I have the opinion that if you promote certain ideas you have to act accordingly.

Therefore, I understand the public outrage if a policeman steals magnolias, a politician hijacks freedom (but is the bearer of freedom according to the name of his political party/ego trip), and an athlete is caught using forbidden resources.

As an education teacher I urge my students in Zwolle to be on time. If they’re ten minutes late they cannot enter my classroom. So when all the roads were icy in December, I had to make sure I wasn’t late myself: i.e. I had to wake up at 5 o’clock to be on time for the first lesson. Hm..

It’s not always easy to stay healthy as a musician: I have the late-at-home-and-want-to-drink-a-wine-or-two-and-eat-some-cheese disorder. This could be compensated with let’s-go-to-the-gym-and-have-some-fun moments. Unfortunately, these moments are rare (and not my idea of fun). I do play tennis every week but I’m not sure if you would call that healthy. I am unhealthily fanatic, use a peculiar technique and the second half of my game is prettified with beer and “bitterbals”.

So I’ve decided that I will take the bike more often: to ArtEZ, to some rehearsals of orchestra the Ereprijs, to friends, to the construction site of my new house, to the school of my kids, to Albert Heijn and last but not least to my English lessons. In Nijmegen.

Last Monday, after my education class in Arnhem, I cycled to Nijmegen. I had to take my wife’s bike because mine was broken. The distance, crappy bike, crosswind and cloudy weather were daunting me, but I’m not a wimp.

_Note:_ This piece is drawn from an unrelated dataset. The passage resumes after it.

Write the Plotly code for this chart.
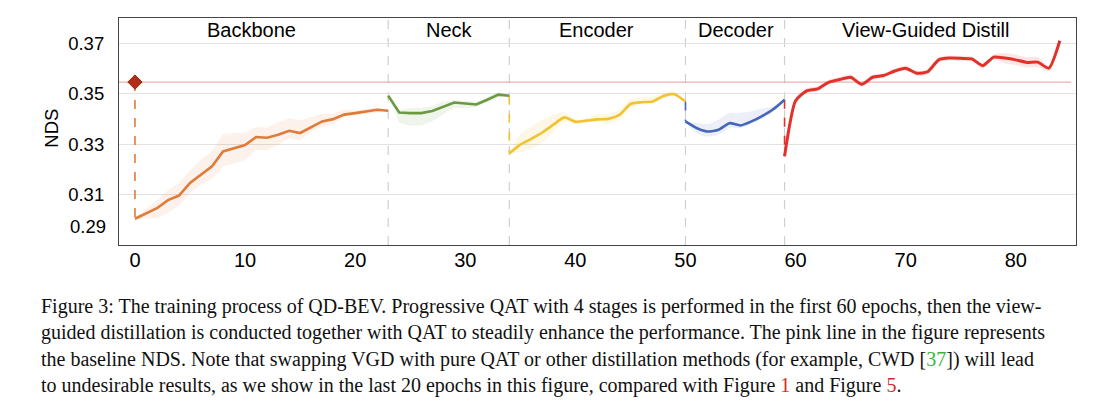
import plotly.graph_objects as go

# ---------------- data ----------------
backbone_epochs = list(range(0, 24))
backbone_nds = [0.3004, 0.3024, 0.3046, 0.3078, 0.3096, 0.3146, 0.3179, 0.3212, 0.3271, 0.3283,
                0.3296, 0.3328, 0.3325, 0.3337, 0.3353, 0.3344, 0.3368, 0.3390, 0.3399, 0.3417,
                0.3423, 0.3431, 0.3436, 0.3432]
backbone_hi = [0.000, 0.002, 0.003, 0.004, 0.005, 0.005, 0.006, 0.006, 0.007, 0.006,
               0.005, 0.004, 0.004, 0.005, 0.005, 0.005, 0.004, 0.003, 0.002, 0.002,
               0.001, 0.001, 0.001, 0.000]
backbone_lo = [0.000, 0.002, 0.004, 0.005, 0.004, 0.004, 0.004, 0.005, 0.006, 0.006,
               0.006, 0.005, 0.005, 0.004, 0.003, 0.003, 0.002, 0.002, 0.002, 0.001,
               0.001, 0.001, 0.001, 0.000]

neck_epochs = list(range(23, 35))
neck_nds = [0.3492, 0.3425, 0.3423, 0.3423, 0.3431, 0.3449, 0.3465, 0.3461, 0.3457, 0.3476, 0.3496, 0.3492]
neck_hi = [0.000, 0.001, 0.002, 0.002, 0.002, 0.002, 0.001, 0.001, 0.001, 0.001, 0.001, 0.000]
neck_lo = [0.000, 0.004, 0.005, 0.005, 0.004, 0.003, 0.002, 0.002, 0.001, 0.001, 0.001, 0.000]

encoder_epochs = list(range(34, 51))
encoder_nds = [0.3263, 0.3298, 0.3321, 0.3346, 0.3377, 0.3406, 0.3389, 0.3393, 0.3398, 0.3400,
               0.3416, 0.3459, 0.3466, 0.3469, 0.3491, 0.3498, 0.3469]
encoder_hi = [0.000, 0.004, 0.005, 0.005, 0.004, 0.002, 0.001, 0.001, 0.002, 0.002,
              0.002, 0.002, 0.002, 0.002, 0.001, 0.001, 0.000]
encoder_lo = [0.000, 0.003, 0.004, 0.004, 0.003, 0.002, 0.001, 0.001, 0.001, 0.002,
              0.002, 0.002, 0.001, 0.001, 0.001, 0.001, 0.000]

decoder_epochs = list(range(50, 60))
decoder_nds = [0.3390, 0.3364, 0.3350, 0.3357, 0.3383, 0.3374, 0.3390, 0.3412, 0.3439, 0.3476]
decoder_hi = [0.000, 0.002, 0.003, 0.004, 0.004, 0.005, 0.004, 0.003, 0.001, 0.000]
decoder_lo = [0.000, 0.002, 0.002, 0.002, 0.002, 0.001, 0.001, 0.001, 0.001, 0.000]

vgd_epochs = list(range(59, 85))
vgd_nds = [0.3252, 0.3472, 0.3511, 0.3519, 0.3545, 0.3556, 0.3565, 0.3537, 0.3565, 0.3572,
           0.3590, 0.3601, 0.3581, 0.3587, 0.3634, 0.3641, 0.3640, 0.3638, 0.3611, 0.3645,
           0.3641, 0.3634, 0.3624, 0.3625, 0.3601, 0.3710]
vgd_hi = [0.000, 0.001, 0.001, 0.001, 0.001, 0.001, 0.001, 0.001, 0.001, 0.001,
          0.001, 0.001, 0.001, 0.001, 0.001, 0.001, 0.001, 0.001, 0.001, 0.001,
          0.002, 0.002, 0.002, 0.002, 0.001, 0.000]
vgd_lo = [0.000, 0.001, 0.001, 0.001, 0.001, 0.001, 0.001, 0.001, 0.001, 0.001,
          0.001, 0.001, 0.001, 0.001, 0.001, 0.001, 0.001, 0.001, 0.001, 0.001,
          0.002, 0.002, 0.002, 0.002, 0.001, 0.000]

baseline_nds = 0.3546
stage_bounds = [23, 34, 50, 59]
stage_names = ["Backbone", "Neck", "Encoder", "Decoder", "View-Guided Distill"]
stage_label_x = [10.6, 28.6, 41.9, 54.6, 71.8]

x_ticks = [0, 10, 20, 30, 40, 50, 60, 70, 80]
y_ticks = [0.31, 0.33, 0.35, 0.37]
y_tick_text = ["0.31", "0.33", "0.35", "0.37"]

caption_lines = [
    "Figure 3: The training process of QD-BEV. Progressive QAT with 4 stages is performed in the first 60 epochs, then the view-",
    "guided distillation is conducted together with QAT to steadily enhance the performance. The pink line in the figure represents",
    "the baseline NDS. Note that swapping VGD with pure QAT or other distillation methods (for example, CWD [<span style='color:#3bb33b'>37</span>]) will lead",
    "to undesirable results, as we show in the last 20 epochs in this figure, compared with Figure <span style='color:#d42a2a'>1</span> and Figure <span style='color:#d42a2a'>5</span>.",
]

# ---------------- figure ----------------
W, H = 1116, 409
ML, MR, MT, MB = 119, 40, 18, 164
plot_h = H - MT - MB
plot_w = W - ML - MR
SANS = "Liberation Sans, Arial, Helvetica, sans-serif"

fig = go.Figure()

stages = [
    (backbone_epochs, backbone_nds, backbone_hi, backbone_lo, "#e07b3a", "rgba(224,123,58,0.10)", "linear"),
    (neck_epochs, neck_nds, neck_hi, neck_lo, "#6c9a44", "rgba(108,154,68,0.10)", "linear"),
    (encoder_epochs, encoder_nds, encoder_hi, encoder_lo, "#f1c232", "rgba(241,194,50,0.12)", "spline"),
    (decoder_epochs, decoder_nds, decoder_hi, decoder_lo, "#4566b8", "rgba(69,102,184,0.10)", "spline"),
    (vgd_epochs, vgd_nds, vgd_hi, vgd_lo, "#e2312a", "rgba(226,49,42,0.12)", "spline"),
]

# error bands
for ep, v, hi, lo, col, fill, shp in stages:
    upper = [a + b for a, b in zip(v, hi)]
    lower = [a - b for a, b in zip(v, lo)]
    fig.add_trace(go.Scatter(x=ep, y=upper, mode="lines", line=dict(width=0, shape=shp),
                             hoverinfo="skip", showlegend=False))
    fig.add_trace(go.Scatter(x=ep, y=lower, mode="lines", line=dict(width=0, shape=shp),
                             fill="tonexty", fillcolor=fill, hoverinfo="skip", showlegend=False))

# stage separators
for b in stage_bounds:
    fig.add_shape(type="line", xref="x", yref="paper", x0=b, x1=b, y0=0, y1=1,
                  line=dict(color="#cfcfcf", width=1.2, dash="dash"), layer="below")

# baseline
fig.add_shape(type="line", xref="paper", yref="y", x0=0, x1=0.995, y0=baseline_nds, y1=baseline_nds,
              line=dict(color="rgba(232,150,150,0.75)", width=1.2), layer="below")

# dashed connectors at stage starts
connectors = [
    (backbone_epochs[0], baseline_nds, backbone_nds[0], "#e07b3a"),
    (encoder_epochs[0], neck_nds[-1], encoder_nds[0], "#f1c232"),
    (decoder_epochs[0], encoder_nds[-1], decoder_nds[0], "#4566b8"),
    (vgd_epochs[0], decoder_nds[-1], vgd_nds[0], "#e2312a"),
]
for x0, ya, yb, col in connectors:
    fig.add_trace(go.Scatter(x=[x0, x0], y=[ya, yb], mode="lines",
                             line=dict(color=col, width=1.6, dash="dash"),
                             hoverinfo="skip", showlegend=False))

# main lines
for ep, v, hi, lo, col, fill, shp in stages:
    width = 3 if col == "#e2312a" else 2.6
    fig.add_trace(go.Scatter(x=ep, y=v, mode="lines",
                             line=dict(color=col, width=width, shape=shp, smoothing=0.6),
                             showlegend=False))

# baseline marker
fig.add_trace(go.Scatter(x=[backbone_epochs[0]], y=[baseline_nds], mode="markers",
                         marker=dict(symbol="diamond", size=11, color="#b02e16",
                                     line=dict(color="#8e2812", width=1)),
                         showlegend=False))

# stage labels
for name, xl in zip(stage_names, stage_label_x):
    fig.add_annotation(x=xl, y=0.3753, xref="x", yref="y", text=name, showarrow=False,
                       font=dict(family=SANS, size=20, color="#000000"))

# NDS axis title
fig.add_annotation(x=0, xref="paper", xanchor="center", xshift=-(ML - 52), y=0.3361, yref="y",
                   yanchor="middle", text="NDS", textangle=-90, showarrow=False,
                   font=dict(family=SANS, size=18.5, color="#000000"))

# bottom tick label drawn as in the reference
fig.add_annotation(x=0, xref="paper", xanchor="right", xshift=-11, y=0.2974, yref="y", text="0.29",
                   showarrow=False, font=dict(family=SANS, size=18.5, color="#000000"))

# caption
def paper_y(ypx):
    return (H - MB - ypx) / plot_h

cap_y = [306, 332.5, 359, 385]
for line, yp in zip(caption_lines, cap_y):
    fig.add_annotation(x=(39 - ML) / plot_w, xref="paper", xanchor="left", y=paper_y(yp), yref="paper",
                       yanchor="middle", text=line, showarrow=False, align="left",
                       font=dict(family="Liberation Serif, Times New Roman, serif", size=20, color="#111111"))

fig.update_xaxes(range=[-1.45, 85.47], tickvals=x_ticks, showgrid=False, zeroline=False,
                 showline=True, linecolor="#444444", linewidth=1.2, mirror=True, ticks="",
                 ticklabelstandoff=-3,
                 tickfont=dict(family=SANS, size=20, color="#000000"))
fig.update_yaxes(range=[0.29, 0.38], tickvals=y_ticks, ticktext=y_tick_text, showgrid=True,
                 gridcolor="#e2e2e2", gridwidth=1, zeroline=False,
                 showline=True, linecolor="#444444", linewidth=1.2, mirror=True, ticks="",
                 ticklabelstandoff=10,
                 tickfont=dict(family=SANS, size=18.5, color="#000000"))

fig.update_layout(width=W, height=H, margin=dict(l=ML, r=MR, t=MT, b=MB),
                  paper_bgcolor="white", plot_bgcolor="white", showlegend=False)

fig.write_html("out.html")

The bike fast track from Arnhem to Nijmegen is called the RijnWaalpad. It meanders through a landscape with the Arnhem-Nijmegen motorway on one side and the, partly cultivated, wetlands on the other. It took me 90 minutes to get to the university. 90 minutes’ free time: no computer, colleagues, students, kids, piano, but with a lot to look at. It turned out to be a revelation. I perceived the beauty of Holland in all its facets.

liberation

Birds were everywhere: a nestling mute swan (5 big green/white eggs) and moorhen (4 black mottled green eggs), a common shelduck, sparrow, tufted duck, garganey, herring gull, black-tailed godwit, pied avocet, buzzard, cormorant, starling, grey heron and even a partridge!

The amazing clouds went from black to white and painted the sky like Jan Van Goyen.

Beautiful ugliness was present in the industrial areas near Nijmegen, in the new houses at Lent, in the splashed toads waiting for fermentation.

The flat land, the rivers, tiled front yards, a memorial statue in the middle of the route and a perfectly maintained bicycle path: typically Dutch (next to bitterballen, stroopwafels and –a long time ago–tolerance).

It felt like a combination of a small vacation and a work out in the middle of a working day.

When I was back in Oosterbeek only my knees protested, probably longing for a better bike.

As icing on the cake I drank a beer, a near-beer.